■ **Work to be completed**:
Repeat the records below exactly, from the first line through the line containing "const yMin = 0, yMax = 30, yStep = 5;", and leave out any pictures.

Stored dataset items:
— start —
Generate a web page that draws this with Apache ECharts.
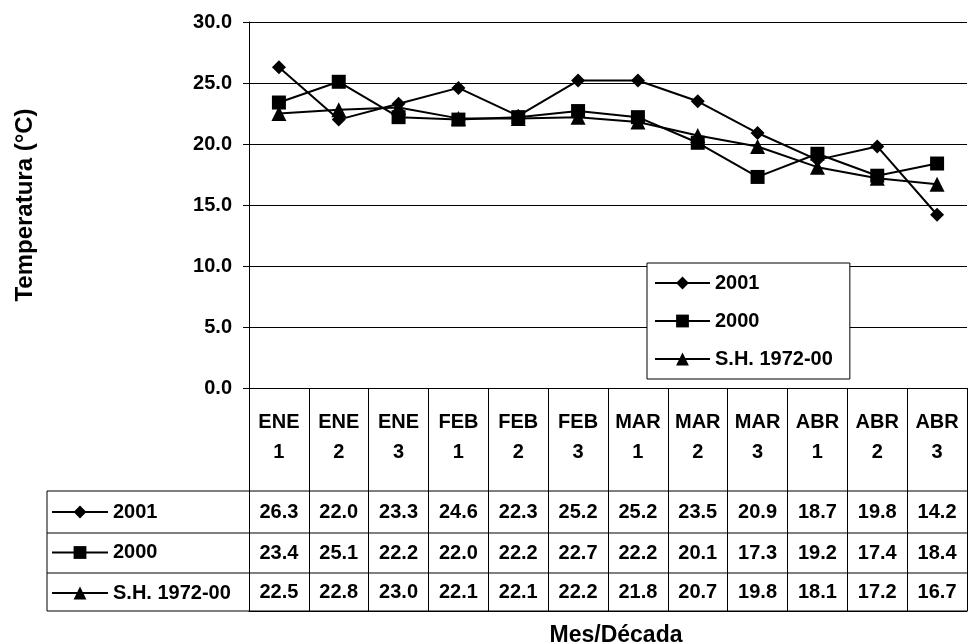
<!DOCTYPE html>
<html>
<head>
<meta charset="utf-8">
<script src="https://cdn.jsdelivr.net/npm/echarts@6/dist/echarts.min.js"></script>
<style>html,body{margin:0;padding:0;background:#fff}#c{width:968px;height:644px}</style>
</head>
<body>
<div id="c"></div>
<script>
const months = ['ENE','ENE','ENE','FEB','FEB','FEB','MAR','MAR','MAR','ABR','ABR','ABR'];
const decades = ['1','2','3','1','2','3','1','2','3','1','2','3'];
const seriesNames = ['2001', '2000', 'S.H. 1972-00'];
const s2001 = [26.3,22.0,23.3,24.6,22.3,25.2,25.2,23.5,20.9,18.7,19.8,14.2];
const s2000 = [23.4,25.1,22.2,22.0,22.2,22.7,22.2,20.1,17.3,19.2,17.4,18.4];
const sSH   = [22.5,22.8,23.0,22.1,22.1,22.2,21.8,20.7,19.8,18.1,17.2,16.7];
const yMin = 0, yMax = 30, yStep = 5;

const categories = months.map((m, i) => m + '\n' + decades[i]);
const FONT = "'Liberation Sans', Arial, sans-serif";
const txt = {fontFamily: FONT, fontWeight: 'bold', fontSize: 20, color: '#000'};

const rows = [s2001, s2000, sSH];
const rowMargins = [124, 165, 204];

const xAxes = [{
  type: 'category', gridIndex: 0, data: categories, boundaryGap: true,
  axisLine: {show: true, lineStyle: {color: '#000', width: 1}},
  axisTick: {show: false}, axisLabel: {show: false}, splitLine: {show: false}
}, {
  type: 'category', gridIndex: 1, data: categories, boundaryGap: true, position: 'top',
  axisLine: {show: true, lineStyle: {color: '#000', width: 1}},
  axisTick: {show: false},
  splitLine: {show: true, lineStyle: {color: '#000', width: 1}},
  axisLabel: Object.assign({inside: true, margin: 49, verticalAlign: 'middle', lineHeight: 30, interval: 0}, txt)
}];
rows.forEach((r, k) => {
  xAxes.push({
    type: 'category', gridIndex: 1, data: categories, boundaryGap: true, position: 'top',
    axisLine: {show: false}, axisTick: {show: false}, splitLine: {show: false},
    axisLabel: Object.assign({inside: true, margin: rowMargins[k], verticalAlign: 'middle', interval: 0,
      formatter: (v, i) => r[i].toFixed(1)}, txt)
  });
});

const symbols = ['diamond', 'rect', 'triangle'];
const sizes = [14, 14, 15];
const series = rows.map((r, k) => ({
  name: seriesNames[k], type: 'line', xAxisIndex: 0, yAxisIndex: 0, data: r,
  symbol: symbols[k], symbolSize: sizes[k], showAllSymbol: true,
  lineStyle: {color: '#000', width: 2}, itemStyle: {color: '#000'},
  emphasis: {disabled: true}, animation: false
}));

const tableLeft = 47, tableRight = 967;
const hLines = [491, 533, 573, 611];
const graphics = hLines.map(y => ({type: 'line', shape: {x1: tableLeft, y1: y, x2: tableRight, y2: y}, style: {stroke: '#000', lineWidth: 1}}));
graphics.push({type: 'line', shape: {x1: tableLeft, y1: 491, x2: tableLeft, y2: 611}, style: {stroke: '#000', lineWidth: 1}});

const legendText = Object.assign({lineHeight: 16}, txt);
const chart = echarts.init(document.getElementById('c'), null, {renderer: 'canvas'});
chart.setOption({
  animation: false,
  backgroundColor: '#fff',
  title: {text: 'Mes/Década', left: 611, top: 619, textAlign: 'center',
    textStyle: {fontFamily: FONT, fontWeight: 'bold', fontSize: 23, color: '#000'}},
  grid: [
    {left: 249, right: 1, top: 22, height: 366, containLabel: false, outerBoundsMode: 'none'},
    {left: 249, right: 1, top: 388, height: 223, containLabel: false, outerBoundsMode: 'none'}
  ],
  legend: [{
    data: seriesNames, orient: 'vertical', left: 647, top: 263,
    padding: [10, 17, 10, 7], itemWidth: 55, itemHeight: 16, itemGap: 18,
    borderColor: '#000', borderWidth: 1, backgroundColor: '#fff',
    textStyle: legendText, selectedMode: false
  }, {
    data: seriesNames, orient: 'vertical', left: 46, top: 497,
    padding: 5, itemWidth: 56, itemHeight: 16, itemGap: 20.5,
    textStyle: legendText, selectedMode: false
  }],
  xAxis: xAxes,
  yAxis: [{
    type: 'value', gridIndex: 0, min: yMin, max: yMax, interval: yStep,
    name: 'Temperatura (°C)', nameLocation: 'middle', nameRotate: 90, nameGap: 212,
    nameTextStyle: {fontFamily: FONT, fontWeight: 'bold', fontSize: 24, color: '#000'},
    axisLine: {show: true, lineStyle: {color: '#000', width: 1}},
    axisTick: {show: true, length: 6, lineStyle: {color: '#000'}},
    axisLabel: Object.assign({margin: 17, formatter: v => v.toFixed(1)}, txt),
    splitLine: {show: true, lineStyle: {color: '#000', width: 1}}
  }, {
    type: 'value', gridIndex: 1, show: false, min: 0, max: 1
  }],
  series: series,
  graphic: graphics
});
</script>
</body>
</html>
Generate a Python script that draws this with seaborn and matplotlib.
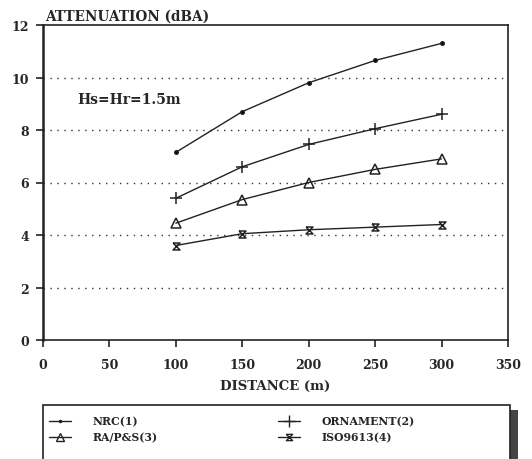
import matplotlib
matplotlib.use("Agg")
import matplotlib.pyplot as plt
import seaborn as sns
import pandas as pd
from matplotlib.lines import Line2D
from matplotlib.patches import Rectangle

distance = [100, 150, 200, 250, 300]
nrc = [7.15, 8.7, 9.8, 10.65, 11.3]
ornament = [5.4, 6.6, 7.45, 8.05, 8.6]
ra_ps = [4.45, 5.35, 6.0, 6.5, 6.9]
iso = [3.6, 4.05, 4.2, 4.3, 4.4]
series_names = ["NRC(1)", "ORNAMENT(2)", "RA/P&S(3)", "ISO9613(4)"]
x_ticks = [0, 50, 100, 150, 200, 250, 300, 350]
y_ticks = [0, 2, 4, 6, 8, 10, 12]

rows = []
for name, vals in zip(series_names, [nrc, ornament, ra_ps, iso]):
    for d, v in zip(distance, vals):
        rows.append({"distance": d, "att": v, "series": name})
df = pd.DataFrame(rows)

sns.set_theme(style="white")
plt.rcParams["font.family"] = ["DejaVu Serif"]
plt.rcParams["font.weight"] = "bold"

hourglass = [(-1, 1), (1, 1), (-1, -1), (1, -1), (-1, 1)]
markers = {"NRC(1)": "o", "ORNAMENT(2)": "+", "RA/P&S(3)": "^", "ISO9613(4)": hourglass}
msize = {"NRC(1)": 2.5, "ORNAMENT(2)": 9, "RA/P&S(3)": 6.5, "ISO9613(4)": 5}

fig = plt.figure(figsize=(5.32, 4.60), dpi=100)
ax = fig.add_axes([43/532, 1-341/460, (508-43)/532, (341-26)/460])

for name in series_names:
    sub = df[df.series == name]
    fill = "black" if name == "NRC(1)" else "none"
    sns.lineplot(data=sub, x="distance", y="att", ax=ax, color="#222222", lw=1.0,
                 marker=markers[name], markersize=msize[name], markerfacecolor=fill,
                 markeredgecolor="#222222", markeredgewidth=1.1, legend=False)

ax.set_xlim(0, 350)
ax.set_ylim(0, 12)
ax.set_xticks(x_ticks)
ax.set_yticks(y_ticks)
ax.set_xticklabels([str(t) for t in x_ticks], fontsize=9, fontweight="bold")
ax.set_yticklabels([str(t) for t in y_ticks], fontsize=9, fontweight="bold")
ax.tick_params(axis="x", direction="out", length=5, width=1.2, color="#222222",
               bottom=True, pad=8)
ax.tick_params(axis="y", direction="out", length=5, width=1.2, color="#222222",
               left=True, pad=5)
ax.set_xlabel("DISTANCE (m)", fontsize=9.5, fontweight="bold", labelpad=6)
ax.set_ylabel("")
for yv in [2, 4, 6, 8, 10]:
    ax.axhline(yv, color="#333333", lw=1.0, ls=(0, (1, 4)), zorder=0)
for s in ax.spines.values():
    s.set_color("#222222")
    s.set_linewidth(1.2)
ax.spines["left"].set_linewidth(1.8)

fig.text(45/532, 1-17/460, "ATTENUATION (dBA)", fontsize=9.8, fontweight="bold",
         va="center", ha="left")
ax.text(26, 9.17, "Hs=Hr=1.5m", fontsize=10, fontweight="bold", va="center", ha="left")

# legend box with shadow
fig.add_artist(Rectangle((510/532, 0), 8/532, (460-411)/460, transform=fig.transFigure,
                         facecolor="#444444", edgecolor="none"))
fig.add_artist(Rectangle((43/532, -0.01), (510-43)/532, (460-406)/460 + 0.01,
                         transform=fig.transFigure, facecolor="white",
                         edgecolor="#222222", lw=1.2))

def handle(name):
    fill = "black" if name == "NRC(1)" else "none"
    ms = msize[name] * (0.6 if name == "NRC(1)" else 0.9)
    return Line2D([], [], color="#222222", lw=1.0, marker=markers[name], markersize=ms,
                  markerfacecolor=fill, markeredgecolor="#222222")

for col, names, x0 in [(0, ["NRC(1)", "RA/P&S(3)"], 45/532),
                       (1, ["ORNAMENT(2)", "ISO9613(4)"], 274/532)]:
    fig.legend([handle(n) for n in names], names, loc="upper left",
               bbox_to_anchor=(x0, 1-412/460), frameon=False,
               prop={"weight": "bold", "size": 7.8}, handlelength=2.0,
               handletextpad=2.0, labelspacing=0.5, borderaxespad=0)

fig.savefig("out.png", dpi=100)
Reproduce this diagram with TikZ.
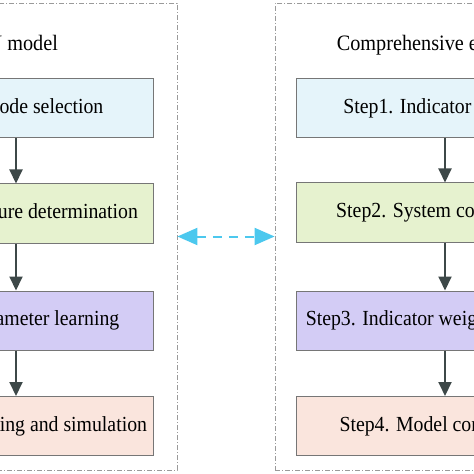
\documentclass[tikz,border=0pt]{standalone}
\usepackage{fontspec}
\setmainfont{Liberation Serif}
\newfontfamily\condfont[FakeStretch=0.92]{Liberation Serif}
\usetikzlibrary{arrows.meta}
\definecolor{cA}{HTML}{E5F4FA}
\definecolor{cB}{HTML}{E6F2CF}
\definecolor{cC}{HTML}{D3CCF5}
\definecolor{cD}{HTML}{FAE5DD}
\definecolor{bord}{HTML}{767676}
\definecolor{arr}{HTML}{3D4848}
\definecolor{cyanarr}{HTML}{4CC8EE}
\definecolor{frm}{HTML}{9A9A9A}
\tikzset{
  stepbox/.style={draw=bord, line width=1bp, inner sep=0pt,
    font=\condfont\fontsize{21.5bp}{25bp}\selectfont},
  lbox/.style={stepbox, minimum width=274bp, minimum height=59bp},
  rbox/.style={stepbox, minimum width=298bp, minimum height=59bp},
  framebox/.style={draw=frm, line width=0.8bp,
    dash pattern=on 5bp off 2bp on 1bp off 2bp, inner sep=0pt},
  flow/.style={draw=arr, line width=2bp, -{Triangle[length=14bp,width=13bp]}},
  link/.style={draw=cyanarr, line width=2bp, dash pattern=on 9bp off 7bp,
    {Triangle[length=20bp,width=17bp]}-{Triangle[length=20bp,width=17bp]}},
  title/.style={font=\condfont\fontsize{22bp}{26bp}\selectfont, anchor=base}
}
\begin{document}
\begin{tikzpicture}[x=1bp,y=-1bp]
\useasboundingbox (0,0) rectangle (474,474);
\clip (0,0) rectangle (474,474);
% frames
\node[framebox, minimum width=330bp, minimum height=467bp] (lf) at (12,236.5) {};
\node[framebox, minimum width=330bp, minimum height=467bp] (rf) at (440,236.5) {};
% titles
\node[title] (lt) at (16,51) {BN model};
\node[title] (rt) at (445,51) {Comprehensive evaluation};
% left boxes
\node[lbox, fill=cA] (l1) at (16,108.5) {Step1. Node selection};
\node[lbox, fill=cB] (l2) at (16,213.5) {Step2. Structure determination};
\node[lbox, fill=cC] (l3) at (16,320.5) {Step3. Parameter learning};
\node[lbox, fill=cD] (l4) at (16,426) {Step4. Reasoning and simulation};
% right boxes
\node[rbox, fill=cA] (r1) at (445,108.5) {Step1. Indicator selection};
\node[rbox, fill=cB] (r2) at (445,212.5) {Step2. System construction};
\node[rbox, fill=cC] (r3) at (445,320.5) {Step3. Indicator weight calculation};
\node[rbox, fill=cD] (r4) at (445,426) {Step4. Model construction};
% flow arrows
\draw[flow] (l1) -- (l2);
\draw[flow] (l2) -- (l3);
\draw[flow] (l3) -- (l4);
\draw[flow] (r1) -- (r2);
\draw[flow] (r2) -- (r3);
\draw[flow] (r3) -- (r4);
% link
\draw[link] (lf.east) -- (rf.west);
\end{tikzpicture}
\end{document}
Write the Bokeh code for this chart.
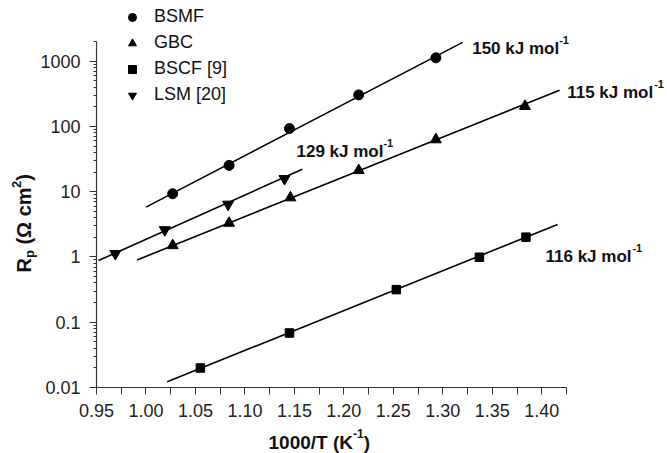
— end —
■ **Output of the exercise**:
Generate a web page that draws this with Apache ECharts.
<!DOCTYPE html>
<html>
<head>
<meta charset="utf-8">
<script src="https://cdn.jsdelivr.net/npm/echarts@6/dist/echarts.min.js"></script>
<style>html,body{margin:0;padding:0;background:#fff}#c{width:968px;height:644px}</style>
</head>
<body>
<div id="c"></div>
<script>
const months = ['ENE','ENE','ENE','FEB','FEB','FEB','MAR','MAR','MAR','ABR','ABR','ABR'];
const decades = ['1','2','3','1','2','3','1','2','3','1','2','3'];
const seriesNames = ['2001', '2000', 'S.H. 1972-00'];
const s2001 = [26.3,22.0,23.3,24.6,22.3,25.2,25.2,23.5,20.9,18.7,19.8,14.2];
const s2000 = [23.4,25.1,22.2,22.0,22.2,22.7,22.2,20.1,17.3,19.2,17.4,18.4];
const sSH   = [22.5,22.8,23.0,22.1,22.1,22.2,21.8,20.7,19.8,18.1,17.2,16.7];
const yMin = 0, yMax = 30, yStep = 5;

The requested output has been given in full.